Check your own credit report

When you fill out a loan application form, the lender will check your credit history. This helps your lender decide whether to give you a loan or not.

You can find out more about what’s included on the Central Credit Register on the Central Bank of Ireland’s website.

You can request a credit report from the Central Credit Register, your credit report is free (subject to fair usage) and you can submit a request through the Central Bank of Ireland’s website.

You cannot change a bad credit report unless the information is incorrect

A credit report provides an accurate and honest record of your loan repayment history. Unless the details are wrong, your information cannot be changed. It is the lender, not the credit reference agency, who makes the decision about giving you a loan. If you are turned down for a loan and have never had problems repaying your loans in the past, you may want to check your credit history in case there is an error. You can request a report for free from the Central Credit Register.

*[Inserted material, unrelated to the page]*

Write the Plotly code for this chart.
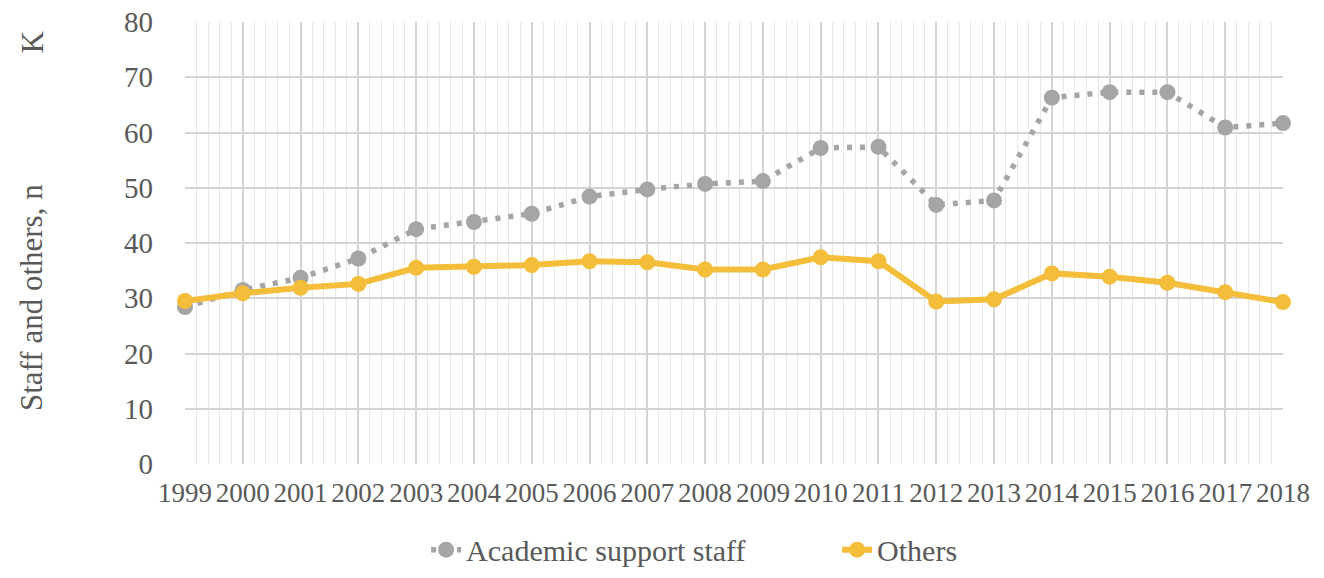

If there is a mistake on your report, the Central Credit Register must receive a formal request from either you or your lender before they will change it. In such cases, you are entitled to have the mistake corrected. You should ask for a copy of the corrected report to make sure the mistake has been changed.

If your problem hasn’t been solved, you can contact the Data Protection Commissioner for more advice, or complain to the Financial Services Ombudsman.

If you apply for a loan and your application is refused, it may be because the lender believes that you cannot afford the repayments or that you have too many other financial commitments. If you are refused credit you can ask your lender to give you the reasons why.

You may be refused a loan because of poor credit history.

Remember, you might be refused a loan with one lender but not with another, because lenders use different scoring systems to decide who they will lend to, so shop around.